— BEGIN GIVEN RECORDS —
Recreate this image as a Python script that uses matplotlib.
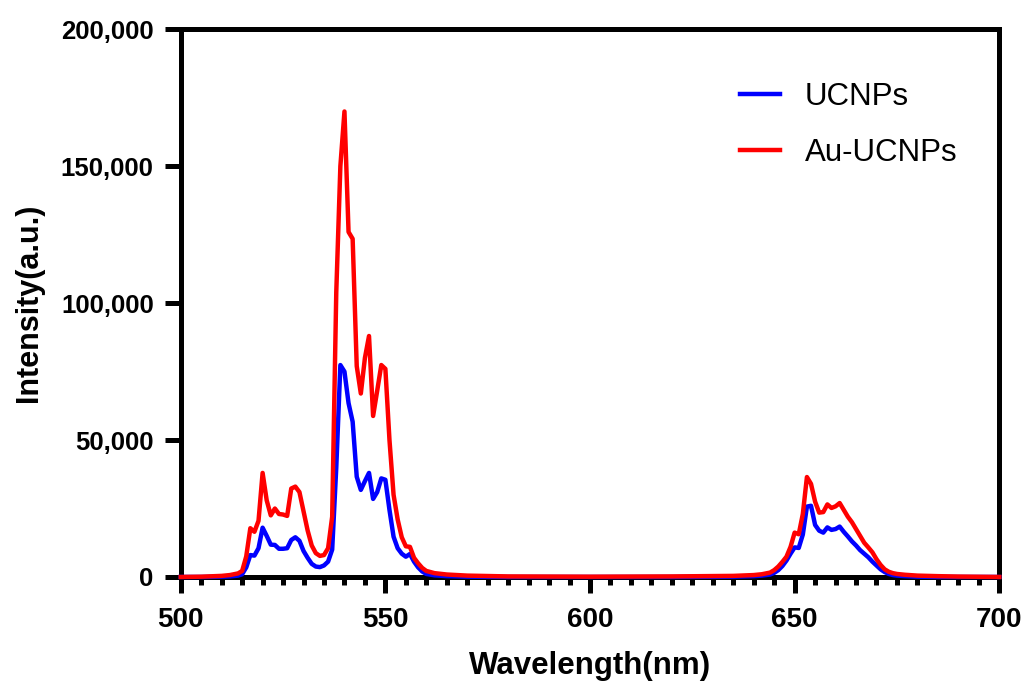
import numpy as np
import matplotlib
matplotlib.use('Agg')
import matplotlib.pyplot as plt
from matplotlib.ticker import MultipleLocator, FuncFormatter

# wavelengths (nm) and intensities
wavelength = [500, 505, 510, 512, 514, 515, 516, 517, 518, 519, 520, 521, 522, 523, 524,
              525, 526, 527, 528, 529, 530, 531, 532, 533, 534, 535, 536, 537, 538, 539,
              540, 541, 542, 543, 544, 545, 546, 547, 548, 549, 550, 551, 552, 553, 554,
              555, 556, 557, 558, 559, 560, 562, 565, 570, 580, 600, 620, 635, 640, 642,
              644, 645, 646, 647, 648, 649, 650, 651, 652, 653, 654, 655, 656, 657, 658,
              659, 660, 661, 662, 663, 664, 665, 666, 667, 668, 669, 670, 671, 672, 673,
              674, 675, 677, 680, 685, 690, 700]

ucnps = [0, 0, 100, 200, 500, 1000, 3500, 8000, 7800, 10500, 18000, 15000, 11800, 11700, 10300,
         10300, 10500, 13500, 14500, 13200, 9500, 7000, 4800, 3800, 3600, 4200, 5600, 10000, 40000, 77400,
         75000, 63500, 56700, 36600, 31800, 35000, 38000, 28500, 31000, 36000, 35500, 24500, 14700, 10500, 8500,
         7400, 8400, 5600, 3500, 2000, 1100, 600, 300, 100, 0, 0, 0, 100, 300, 500,
         900, 1500, 2500, 4000, 6000, 8500, 10800, 10600, 15500, 25700, 26000, 19000, 16900, 16200, 18100,
         17200, 17500, 18400, 16500, 14800, 13000, 11500, 9800, 8500, 7200, 5600, 4200, 2800, 1800, 1100,
         700, 500, 300, 100, 0, 0, 0]

au_ucnps = [0, 100, 400, 700, 1300, 2200, 7500, 17800, 16500, 20500, 38000, 28000, 22500, 25000, 23000,
            22800, 22300, 32300, 33000, 31000, 24000, 17000, 11500, 8700, 7700, 8000, 10500, 22000, 104000, 150000,
            170000, 126000, 123500, 77000, 67000, 80000, 88000, 58800, 68000, 77400, 76000, 50000, 30000, 21000, 14500,
            11200, 11000, 7000, 5000, 3300, 2200, 1400, 900, 500, 200, 100, 200, 400, 700, 1000,
            1600, 2500, 3800, 5500, 7400, 11000, 16200, 15600, 23000, 36500, 34000, 27500, 23500, 23700, 26500,
            25200, 25800, 27000, 24500, 22000, 20000, 17500, 15000, 12500, 10800, 9000, 6500, 4400, 2800, 1900,
            1400, 1100, 800, 500, 300, 150, 0]

plt.rcParams['font.family'] = ['Liberation Sans', 'DejaVu Sans']

fig = plt.figure(figsize=(10.27, 6.82), dpi=100)
ax = fig.add_axes([0.176, 0.154, 0.797, 0.803])

ax.plot(wavelength, ucnps, color='#0000ff', lw=3.2, label='UCNPs', clip_on=False, zorder=5)
ax.plot(wavelength, au_ucnps, color='#ff0000', lw=3.2, label='Au-UCNPs', clip_on=False, zorder=6)

ax.set_xlim(500, 700)
ax.set_ylim(0, 200000)
ax.xaxis.set_major_locator(MultipleLocator(50))
ax.xaxis.set_minor_locator(MultipleLocator(5))
ax.yaxis.set_major_locator(MultipleLocator(50000))
ax.yaxis.set_major_formatter(FuncFormatter(lambda v, p: f'{int(v):,}'))

for s in ax.spines.values():
    s.set_linewidth(3.6)
ax.tick_params(which='major', direction='out', length=11.5, width=3.6)
ax.tick_params(axis='x', which='major', labelsize=20, pad=10)
ax.tick_params(axis='y', which='major', labelsize=18.5, pad=8)
ax.tick_params(axis='x', which='minor', direction='out', length=5.5, width=3.6)
for lab in ax.get_xticklabels() + ax.get_yticklabels():
    lab.set_fontweight('bold')

ax.set_xlabel('Wavelength(nm)', fontsize=22.5, fontweight='bold', labelpad=13)
ax.set_ylabel('Intensity(a.u.)', fontsize=22, fontweight='bold', labelpad=12)

ax.legend(loc='upper left', bbox_to_anchor=(0.683, 0.904), frameon=False, fontsize=22.5,
          borderpad=0, borderaxespad=0,
          handlelength=1.3, handletextpad=0.77, labelspacing=0.84)

fig.savefig('out.png', dpi=100)
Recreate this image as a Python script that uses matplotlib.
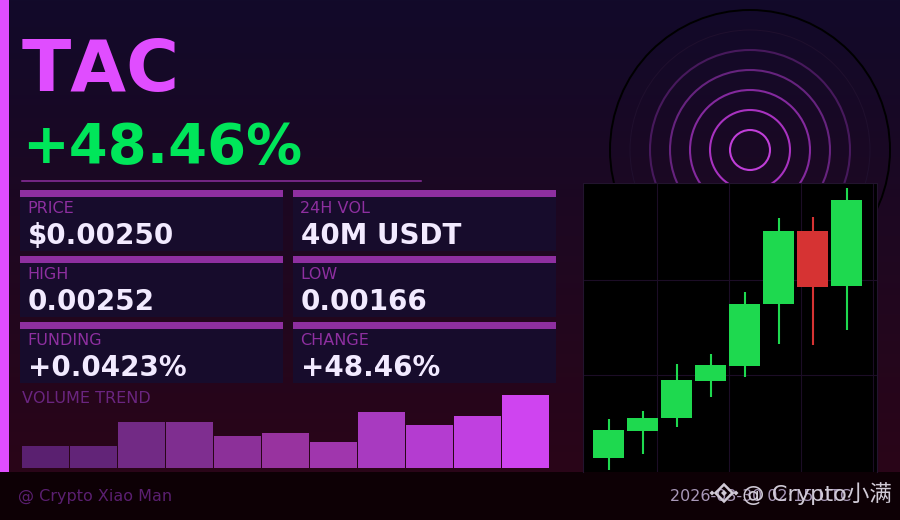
— END GIVEN RECORDS —
> [EXERCISE AIM] Reproduce the listing exactly. Leave its pictures out.

> [RESULT FOR THIS TASK]
Recreate this image as a Python script that uses matplotlib.
import numpy as np
import matplotlib
matplotlib.use('Agg')
import matplotlib.pyplot as plt
from matplotlib.ticker import MultipleLocator, FuncFormatter

# wavelengths (nm) and intensities
wavelength = [500, 505, 510, 512, 514, 515, 516, 517, 518, 519, 520, 521, 522, 523, 524,
              525, 526, 527, 528, 529, 530, 531, 532, 533, 534, 535, 536, 537, 538, 539,
              540, 541, 542, 543, 544, 545, 546, 547, 548, 549, 550, 551, 552, 553, 554,
              555, 556, 557, 558, 559, 560, 562, 565, 570, 580, 600, 620, 635, 640, 642,
              644, 645, 646, 647, 648, 649, 650, 651, 652, 653, 654, 655, 656, 657, 658,
              659, 660, 661, 662, 663, 664, 665, 666, 667, 668, 669, 670, 671, 672, 673,
              674, 675, 677, 680, 685, 690, 700]

ucnps = [0, 0, 100, 200, 500, 1000, 3500, 8000, 7800, 10500, 18000, 15000, 11800, 11700, 10300,
         10300, 10500, 13500, 14500, 13200, 9500, 7000, 4800, 3800, 3600, 4200, 5600, 10000, 40000, 77400,
         75000, 63500, 56700, 36600, 31800, 35000, 38000, 28500, 31000, 36000, 35500, 24500, 14700, 10500, 8500,
         7400, 8400, 5600, 3500, 2000, 1100, 600, 300, 100, 0, 0, 0, 100, 300, 500,
         900, 1500, 2500, 4000, 6000, 8500, 10800, 10600, 15500, 25700, 26000, 19000, 16900, 16200, 18100,
         17200, 17500, 18400, 16500, 14800, 13000, 11500, 9800, 8500, 7200, 5600, 4200, 2800, 1800, 1100,
         700, 500, 300, 100, 0, 0, 0]

au_ucnps = [0, 100, 400, 700, 1300, 2200, 7500, 17800, 16500, 20500, 38000, 28000, 22500, 25000, 23000,
            22800, 22300, 32300, 33000, 31000, 24000, 17000, 11500, 8700, 7700, 8000, 10500, 22000, 104000, 150000,
            170000, 126000, 123500, 77000, 67000, 80000, 88000, 58800, 68000, 77400, 76000, 50000, 30000, 21000, 14500,
            11200, 11000, 7000, 5000, 3300, 2200, 1400, 900, 500, 200, 100, 200, 400, 700, 1000,
            1600, 2500, 3800, 5500, 7400, 11000, 16200, 15600, 23000, 36500, 34000, 27500, 23500, 23700, 26500,
            25200, 25800, 27000, 24500, 22000, 20000, 17500, 15000, 12500, 10800, 9000, 6500, 4400, 2800, 1900,
            1400, 1100, 800, 500, 300, 150, 0]

plt.rcParams['font.family'] = ['Liberation Sans', 'DejaVu Sans']

fig = plt.figure(figsize=(10.27, 6.82), dpi=100)
ax = fig.add_axes([0.176, 0.154, 0.797, 0.803])

ax.plot(wavelength, ucnps, color='#0000ff', lw=3.2, label='UCNPs', clip_on=False, zorder=5)
ax.plot(wavelength, au_ucnps, color='#ff0000', lw=3.2, label='Au-UCNPs', clip_on=False, zorder=6)

ax.set_xlim(500, 700)
ax.set_ylim(0, 200000)
ax.xaxis.set_major_locator(MultipleLocator(50))
ax.xaxis.set_minor_locator(MultipleLocator(5))
ax.yaxis.set_major_locator(MultipleLocator(50000))
ax.yaxis.set_major_formatter(FuncFormatter(lambda v, p: f'{int(v):,}'))

for s in ax.spines.values():
    s.set_linewidth(3.6)
ax.tick_params(which='major', direction='out', length=11.5, width=3.6)
ax.tick_params(axis='x', which='major', labelsize=20, pad=10)
ax.tick_params(axis='y', which='major', labelsize=18.5, pad=8)
ax.tick_params(axis='x', which='minor', direction='out', length=5.5, width=3.6)
for lab in ax.get_xticklabels() + ax.get_yticklabels():
    lab.set_fontweight('bold')

ax.set_xlabel('Wavelength(nm)', fontsize=22.5, fontweight='bold', labelpad=13)
ax.set_ylabel('Intensity(a.u.)', fontsize=22, fontweight='bold', labelpad=12)

ax.legend(loc='upper left', bbox_to_anchor=(0.683, 0.904), frameon=False, fontsize=22.5,
          borderpad=0, borderaxespad=0,
          handlelength=1.3, handletextpad=0.77, labelspacing=0.84)

fig.savefig('out.png', dpi=100)
Recreate this image as a Python script that uses matplotlib.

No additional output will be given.